Monday, May 26, 2008

The Great Moan Off - Day 7.

I have reread my insomnia post half a dozen times in the last day, and dude, I really need to get some new inner dialog. I am just blown away by how negative it was. I almost deleted it. When I got the idea to crawl out of bed and write down all the thoughts swirling through head I thought it might be interesting reading for me in the future. A chance to capture what I was fixating on at that particular moment in my life. For perspective on my silliness. I even thought it might be humorous, the mishmash thoughts of a sleep deprived mom. What I didn't realize until I read it the next morning was what a downer I am. And self abusive. It was very enlightening. Now the question is what to do with this new found knowledge. Other than, obviously, forgo any other attempts at stream of consciousness writing. Good Grief.

Anyhoo...Yesterday was the last day of my week off of complaining. The insomnia of the night before resulted in a massive headache that refused to die. That coupled with some minor irritations at certain family members, who will not be named, and I found myself on the phone with Melissa in a full on traditional Chaotic Joy rant. It wasn't until later in the day that I realized I had fallen back into my grumbling ways. I think this may partly be Melissa's fault though. She really shouldn't be such a sympathetic listener.

So, true to my pledge, I am going to do a quick list of the ways the things I was grumbling about were in fact, blessings.
  1. I didn't fall asleep until 6:00AM. The blessing: The Man got up with the kids and let me sleep in until 11:00. And he didn't make even one "I told you so" comment about the late afternoon coffee that caused the insomniatic incident in the first place. He's a keeper, that one.
  2. Clara was overtired from the night before and fell and got a fat lip making her generally a troll. The blessing: TLC ran a Jon & Kate Plus 8 marathon. God did not choose to bless me with 6 toddlers at once. Can we get a Hallelujah? (And really, Clara is a blessing in her own right. A very loud blessing.)
  3. I had a butt-kicking headache all day. The blessing: Yeah, I couldn't really find a way that this was a blessing. However, my joint ailments have pretty much disappeared so that in itself is pretty.freakin.awesome. You'd think I would have been celebrating and not whining about my head.
  4. AND, while this is unrelated, I also went out with two of my very best friends (one of whom was the infamous Melissa) for dinner. Including cheesecake. Kid free. Divine.
And therein lies the end of my Great Moan-off experiment. I admit that I didn't do quite as well as I had hoped. I lost momentum towards the end and kept forgetting to keep myself in check. I also noticed that I tend to grumble most when I am physically not feeling well. While that's understandable, it doesn't actually make me feel any better so I am going to try to do better about keeping my mouth shut. In fact, I am going to try to continue this whole moan-off thing. To at least keep checking in a couple times a day as part of my quest to become a more positive, grateful, person in general. I may do another update next week to help keep me accountable.

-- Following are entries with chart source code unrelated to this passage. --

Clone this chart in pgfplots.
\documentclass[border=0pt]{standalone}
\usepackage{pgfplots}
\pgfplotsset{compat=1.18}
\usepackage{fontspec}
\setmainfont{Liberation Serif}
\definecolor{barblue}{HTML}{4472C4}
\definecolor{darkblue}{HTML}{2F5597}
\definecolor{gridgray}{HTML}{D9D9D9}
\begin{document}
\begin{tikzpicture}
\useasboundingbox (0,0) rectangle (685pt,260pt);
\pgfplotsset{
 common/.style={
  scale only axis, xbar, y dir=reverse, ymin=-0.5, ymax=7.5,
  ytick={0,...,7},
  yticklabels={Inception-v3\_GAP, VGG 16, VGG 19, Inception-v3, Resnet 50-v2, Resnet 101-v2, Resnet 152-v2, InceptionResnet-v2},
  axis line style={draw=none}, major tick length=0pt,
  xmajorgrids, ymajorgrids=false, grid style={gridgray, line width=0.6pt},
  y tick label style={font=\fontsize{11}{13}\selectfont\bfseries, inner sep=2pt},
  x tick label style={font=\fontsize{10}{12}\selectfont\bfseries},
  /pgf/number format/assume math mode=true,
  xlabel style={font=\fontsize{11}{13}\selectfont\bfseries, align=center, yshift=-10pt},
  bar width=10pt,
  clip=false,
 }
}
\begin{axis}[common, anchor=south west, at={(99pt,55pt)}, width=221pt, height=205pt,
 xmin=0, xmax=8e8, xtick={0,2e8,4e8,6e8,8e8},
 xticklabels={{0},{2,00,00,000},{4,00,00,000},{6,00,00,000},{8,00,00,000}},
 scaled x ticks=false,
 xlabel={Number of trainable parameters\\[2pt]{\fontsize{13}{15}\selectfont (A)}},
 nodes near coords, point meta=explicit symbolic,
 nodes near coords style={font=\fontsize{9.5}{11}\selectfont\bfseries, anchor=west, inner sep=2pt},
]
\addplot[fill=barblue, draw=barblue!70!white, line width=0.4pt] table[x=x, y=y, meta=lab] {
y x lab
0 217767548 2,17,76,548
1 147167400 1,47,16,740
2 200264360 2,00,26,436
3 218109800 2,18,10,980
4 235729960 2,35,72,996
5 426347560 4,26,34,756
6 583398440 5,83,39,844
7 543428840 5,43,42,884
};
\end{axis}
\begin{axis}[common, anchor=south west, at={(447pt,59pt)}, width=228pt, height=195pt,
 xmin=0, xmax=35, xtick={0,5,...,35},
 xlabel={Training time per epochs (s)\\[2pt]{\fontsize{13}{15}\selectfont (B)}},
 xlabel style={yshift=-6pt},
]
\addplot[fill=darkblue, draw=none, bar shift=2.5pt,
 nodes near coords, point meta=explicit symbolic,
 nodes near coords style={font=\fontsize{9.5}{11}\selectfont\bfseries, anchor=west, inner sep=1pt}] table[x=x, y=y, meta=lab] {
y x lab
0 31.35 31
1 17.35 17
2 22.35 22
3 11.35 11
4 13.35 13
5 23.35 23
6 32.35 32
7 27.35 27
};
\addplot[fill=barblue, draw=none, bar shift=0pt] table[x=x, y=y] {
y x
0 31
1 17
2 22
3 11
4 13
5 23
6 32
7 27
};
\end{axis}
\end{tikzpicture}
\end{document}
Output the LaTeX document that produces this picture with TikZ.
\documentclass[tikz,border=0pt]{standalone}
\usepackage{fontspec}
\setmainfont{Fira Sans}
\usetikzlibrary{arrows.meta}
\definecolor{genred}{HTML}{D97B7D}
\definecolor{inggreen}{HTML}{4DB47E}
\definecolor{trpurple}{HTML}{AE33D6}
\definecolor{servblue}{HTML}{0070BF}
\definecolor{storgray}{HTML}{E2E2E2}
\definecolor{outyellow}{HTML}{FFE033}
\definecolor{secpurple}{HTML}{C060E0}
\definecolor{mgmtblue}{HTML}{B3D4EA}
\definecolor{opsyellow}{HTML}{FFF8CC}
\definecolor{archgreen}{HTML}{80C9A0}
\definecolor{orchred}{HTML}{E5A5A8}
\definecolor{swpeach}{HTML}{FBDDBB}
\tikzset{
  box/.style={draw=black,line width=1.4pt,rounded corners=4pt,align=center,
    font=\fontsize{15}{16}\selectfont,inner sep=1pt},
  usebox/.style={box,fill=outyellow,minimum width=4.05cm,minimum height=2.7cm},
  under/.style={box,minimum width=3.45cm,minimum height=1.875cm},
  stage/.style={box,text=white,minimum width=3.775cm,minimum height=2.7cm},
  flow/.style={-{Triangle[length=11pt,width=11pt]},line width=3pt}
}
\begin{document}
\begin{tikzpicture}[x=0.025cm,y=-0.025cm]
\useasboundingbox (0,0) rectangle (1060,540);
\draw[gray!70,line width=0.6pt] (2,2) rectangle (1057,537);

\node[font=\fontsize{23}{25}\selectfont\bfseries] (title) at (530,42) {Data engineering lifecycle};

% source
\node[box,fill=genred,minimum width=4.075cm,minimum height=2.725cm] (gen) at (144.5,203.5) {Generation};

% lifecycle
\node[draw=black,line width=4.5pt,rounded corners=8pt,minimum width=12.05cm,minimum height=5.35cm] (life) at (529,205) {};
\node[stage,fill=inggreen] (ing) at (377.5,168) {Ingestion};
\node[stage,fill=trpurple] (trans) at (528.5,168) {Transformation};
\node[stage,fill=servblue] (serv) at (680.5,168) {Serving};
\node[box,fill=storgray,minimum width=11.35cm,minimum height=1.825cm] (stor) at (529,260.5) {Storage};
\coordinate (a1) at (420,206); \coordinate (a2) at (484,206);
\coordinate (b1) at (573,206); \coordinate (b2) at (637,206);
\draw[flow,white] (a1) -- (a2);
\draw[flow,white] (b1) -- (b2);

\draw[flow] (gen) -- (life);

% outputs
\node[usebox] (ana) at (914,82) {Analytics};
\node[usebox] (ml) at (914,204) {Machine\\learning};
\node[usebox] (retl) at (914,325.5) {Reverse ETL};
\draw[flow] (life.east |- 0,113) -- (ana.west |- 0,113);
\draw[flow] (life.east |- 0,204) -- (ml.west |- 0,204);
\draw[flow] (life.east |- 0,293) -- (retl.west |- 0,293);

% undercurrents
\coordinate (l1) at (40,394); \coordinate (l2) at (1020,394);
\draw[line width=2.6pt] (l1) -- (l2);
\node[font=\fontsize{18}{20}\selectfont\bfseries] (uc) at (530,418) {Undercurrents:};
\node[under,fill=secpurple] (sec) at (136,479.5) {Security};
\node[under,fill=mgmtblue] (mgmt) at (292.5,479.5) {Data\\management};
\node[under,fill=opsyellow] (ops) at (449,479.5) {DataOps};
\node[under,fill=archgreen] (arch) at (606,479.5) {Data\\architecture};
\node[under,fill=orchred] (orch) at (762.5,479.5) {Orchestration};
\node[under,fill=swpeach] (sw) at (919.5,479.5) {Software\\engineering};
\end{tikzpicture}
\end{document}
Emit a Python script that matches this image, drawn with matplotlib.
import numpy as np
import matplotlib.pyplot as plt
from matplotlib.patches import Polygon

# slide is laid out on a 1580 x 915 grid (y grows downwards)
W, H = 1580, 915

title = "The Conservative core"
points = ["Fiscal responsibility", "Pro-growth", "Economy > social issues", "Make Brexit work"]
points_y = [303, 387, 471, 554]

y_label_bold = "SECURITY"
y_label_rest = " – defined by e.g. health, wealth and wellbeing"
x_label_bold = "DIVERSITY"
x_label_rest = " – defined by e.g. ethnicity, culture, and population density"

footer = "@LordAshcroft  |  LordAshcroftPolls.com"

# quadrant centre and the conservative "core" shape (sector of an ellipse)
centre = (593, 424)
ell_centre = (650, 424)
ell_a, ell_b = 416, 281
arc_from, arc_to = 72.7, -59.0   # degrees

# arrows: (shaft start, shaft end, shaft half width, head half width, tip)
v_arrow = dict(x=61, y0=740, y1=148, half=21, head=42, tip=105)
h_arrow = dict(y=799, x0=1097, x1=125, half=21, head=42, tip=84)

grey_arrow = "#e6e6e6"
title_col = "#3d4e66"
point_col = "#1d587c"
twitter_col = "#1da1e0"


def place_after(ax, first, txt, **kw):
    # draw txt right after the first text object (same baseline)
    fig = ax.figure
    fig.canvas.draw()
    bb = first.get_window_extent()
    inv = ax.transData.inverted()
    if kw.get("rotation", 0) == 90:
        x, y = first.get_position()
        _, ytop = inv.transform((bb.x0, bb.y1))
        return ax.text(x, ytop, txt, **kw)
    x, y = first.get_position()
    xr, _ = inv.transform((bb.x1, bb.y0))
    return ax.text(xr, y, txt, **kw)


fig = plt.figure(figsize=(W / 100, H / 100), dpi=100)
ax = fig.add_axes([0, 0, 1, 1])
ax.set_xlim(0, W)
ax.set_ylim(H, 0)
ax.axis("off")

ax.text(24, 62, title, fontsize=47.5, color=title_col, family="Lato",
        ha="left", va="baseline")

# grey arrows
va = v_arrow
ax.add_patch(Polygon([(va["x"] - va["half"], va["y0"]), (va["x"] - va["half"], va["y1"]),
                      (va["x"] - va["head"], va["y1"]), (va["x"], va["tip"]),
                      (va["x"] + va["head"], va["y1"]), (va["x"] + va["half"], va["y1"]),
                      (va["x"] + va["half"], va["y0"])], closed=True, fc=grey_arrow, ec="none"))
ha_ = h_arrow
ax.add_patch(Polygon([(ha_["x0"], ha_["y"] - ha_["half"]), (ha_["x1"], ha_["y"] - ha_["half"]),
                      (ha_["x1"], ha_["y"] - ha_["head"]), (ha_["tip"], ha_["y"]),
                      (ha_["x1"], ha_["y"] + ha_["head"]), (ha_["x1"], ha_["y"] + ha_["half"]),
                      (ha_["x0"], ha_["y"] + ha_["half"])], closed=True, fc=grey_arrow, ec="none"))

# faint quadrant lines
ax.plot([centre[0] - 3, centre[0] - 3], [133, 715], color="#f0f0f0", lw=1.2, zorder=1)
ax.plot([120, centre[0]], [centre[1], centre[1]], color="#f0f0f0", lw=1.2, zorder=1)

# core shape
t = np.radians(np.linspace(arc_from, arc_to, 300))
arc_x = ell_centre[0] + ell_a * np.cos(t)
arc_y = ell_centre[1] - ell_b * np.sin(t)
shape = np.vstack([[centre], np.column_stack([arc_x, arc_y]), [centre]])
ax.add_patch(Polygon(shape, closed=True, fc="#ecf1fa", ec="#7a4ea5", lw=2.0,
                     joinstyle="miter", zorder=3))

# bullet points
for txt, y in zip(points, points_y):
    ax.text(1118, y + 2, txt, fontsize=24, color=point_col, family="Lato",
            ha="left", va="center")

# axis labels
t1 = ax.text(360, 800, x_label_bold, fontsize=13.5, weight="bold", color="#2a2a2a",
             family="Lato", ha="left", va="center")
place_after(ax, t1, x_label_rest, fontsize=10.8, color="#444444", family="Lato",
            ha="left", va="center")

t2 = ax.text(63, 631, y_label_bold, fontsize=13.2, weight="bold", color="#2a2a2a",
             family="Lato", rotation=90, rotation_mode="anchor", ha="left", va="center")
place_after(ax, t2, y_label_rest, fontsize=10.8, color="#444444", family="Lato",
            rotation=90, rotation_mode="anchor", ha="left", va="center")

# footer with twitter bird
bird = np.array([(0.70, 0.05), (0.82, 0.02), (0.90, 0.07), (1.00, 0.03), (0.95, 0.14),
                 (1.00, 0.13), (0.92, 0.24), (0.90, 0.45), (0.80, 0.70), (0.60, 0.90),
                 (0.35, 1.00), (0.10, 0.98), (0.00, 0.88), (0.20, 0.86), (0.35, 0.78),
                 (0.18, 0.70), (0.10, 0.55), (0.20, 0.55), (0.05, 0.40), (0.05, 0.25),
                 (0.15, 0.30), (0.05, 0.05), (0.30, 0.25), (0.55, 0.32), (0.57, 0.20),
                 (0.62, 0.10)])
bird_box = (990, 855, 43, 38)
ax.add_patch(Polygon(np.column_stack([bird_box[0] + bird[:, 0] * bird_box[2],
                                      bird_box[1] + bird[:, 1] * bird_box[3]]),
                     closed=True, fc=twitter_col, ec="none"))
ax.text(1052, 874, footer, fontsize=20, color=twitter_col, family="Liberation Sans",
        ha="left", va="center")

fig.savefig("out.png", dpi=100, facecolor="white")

And, speaking of positivity, I just read this fantastic post by Meg and I think this will be my next challenge. Go on. Go read it. Hurry up....

Are you back? Wasn't it great? Don't we all just wish Meg was our mom now? I am totally a "No" mom and I think my kids, especially the middle two, could do with a little more "yes" in their lives. And since this is our first official week of summer, it's a good time to begin. Thanks Nutmeg for inspiring me. (Although I am still not sure I could let my children paint with mud and food coloring. Baby steps.)

3 comments:

nutmeg said...

I'm inspired right back - I so need a moan-off!

painted maypole said...

Today the May Queen spilled a bag of crayons in the car, right as we were returning from a marathon afternoon at church while she played fairly well by herself through one meeting and two rehearsals of mine. When she told me about the crayons (as nicely as could be "I spilled the crayons, and I'm going to need some helping picking them up") I let out a huge sigh and began grumbling. Then I thought of you and said a prayer of thanksgiving that I had an overabundance of art materials, a working car that I wanted to keep wax free, and a daughter who had already started picking them up herself. so your moan-off helped me!

Kyla said...

I think you did great! I'll be looking forward to the rest of your updates.